Actionable Insights for the Curious

If you want to dig deeper into the reality of the Exodus and the crossing of the sea, don't just look at theology. Look at the dirt.

  • Study the "East Wind": Look into the "Khasin" winds in Egypt. They are incredibly powerful and can shift massive amounts of sand and water.
  • Check the Maps: Look at the "Hoffmeier Map" of the Eastern Nile Delta. It shows how many lakes existed there during the Bronze Age that are now dry land.
  • Read the Primary Sources: Compare the account in Exodus 14 with the "Song of the Sea" in Exodus 15. The song is actually considered one of the oldest pieces of poetry in the Bible and might contain more "eyewitness" style details than the later prose.
  • Investigate Hydrodynamics: Research "storm surges" and "wind setdowns" in modern shallow waters like Lake Erie. You’ll see that water "splitting" or moving significantly is a documented, though rare, scientific fact.
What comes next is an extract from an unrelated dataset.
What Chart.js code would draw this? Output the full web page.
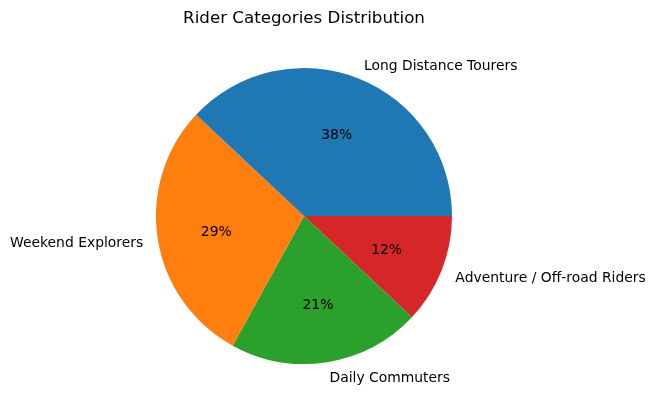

The mystery of who split the sea isn't going away. It sits at the intersection of faith, history, and the terrifying power of the natural world. Whether it was Moses’ staff or a 60-mile-per-hour gale, the result was a moment that redefined the course of Western history.

To explore the geographical evidence further, your next step is to research the "Gulf of Suez vs. Gulf of Aqaba" debate. Most traditionalists point to the Suez, but a growing group of explorers believes the crossing happened further east at the Nuweiba beach in the Gulf of Aqaba, where a natural underwater bridge exists. Investigating the bathymetry (underwater topography) of that specific spot provides a completely different perspective on how a large group of people could have crossed a deep sea on foot.